It has been wonderful to observe the accumulating excellence of Mark Elder's recordings with the Halle. The more so for me, as, some years ago, I used to play with that fine band. In fact, I remember performing this very work, though with the late-lamented Maurice Handford carving.
But the orchestra that Elder conducts is something of a different animal. It doesn't appear to have lost the warmth of earlier times, but now has a sureness of attack, an integration of tone that was sometimes lacking.
The same can be said of the Halle Choir; in the past, there was sometimes weak or unattractive tone in the men's voices; not now. There is power a-plenty, but with consistent beauty of tone and security of pitch.
So this recording, taken from a live performance in May of this year (plus a rehearsal no doubt for 'patching'), is a joy and a revelation. When it comes to the big moments, Elder and his forces take no prisoners- the orchestral tutti following the call of the Shofar (a traditional Hebrew trumpet), is overwhelming, and full of foreboding. (Incidentally, there's a small error in the booklet here; the shofar plays Eflat to C, not Cflat as stated). Similarly, there is no holding back for the massive affirmative conclusion of this great work.
If you don't know The Apostles, you are in for a treat; but don't expect another 'Gerontius'. This work is more expansive, more leisurely, without the same number of specific 'numbers', such as the Demons' chorus, or 'Praise to the Holiest' in Gerontius, or indeed 'The Sun Goeth Down' in The Kingdom. But it creates, at its own pace, a convincing and moving whole.

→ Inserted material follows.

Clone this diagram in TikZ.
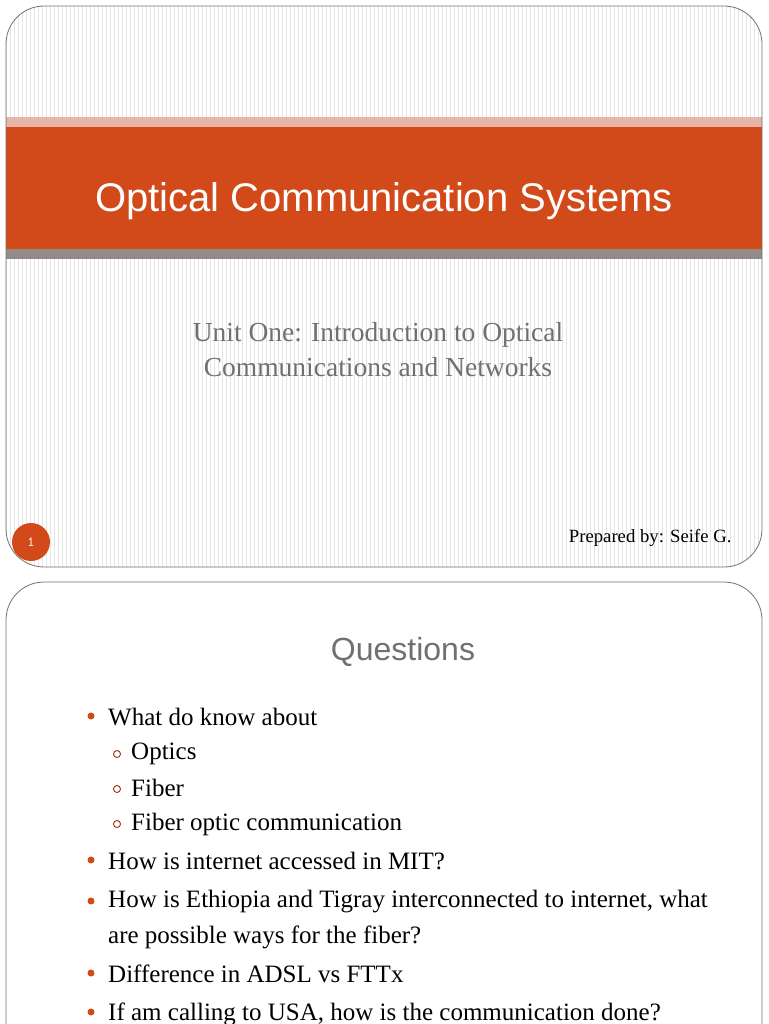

Elder's solo team are excellent; Rebecca Evans sings with the right balance of expressivesness and purity, and Alice Coote produces the most wonderful sounds as Mary Magdalene. I found Paul Groves' tenor as Narrator a little underpowered, though this may be a quirk of the recording balance - he is certainly very stylish. Jacques Imbroglio, in the baritone part of Jesus, has a slight tremor to his voice, which, however, once I was used to it, was no barrier to the appreciation of his deeply felt singing. And perhaps the most impressive of the lot is Brindley Sherratt, whose dark bass is perfect for the agonised solo of Judas - brilliant writing by Elgar, and one of the highlights of the work.
Hugely enjoyable listening - a worthy addition to Elder's (and the Halle's) already distinguished Elgarian recorded legacy.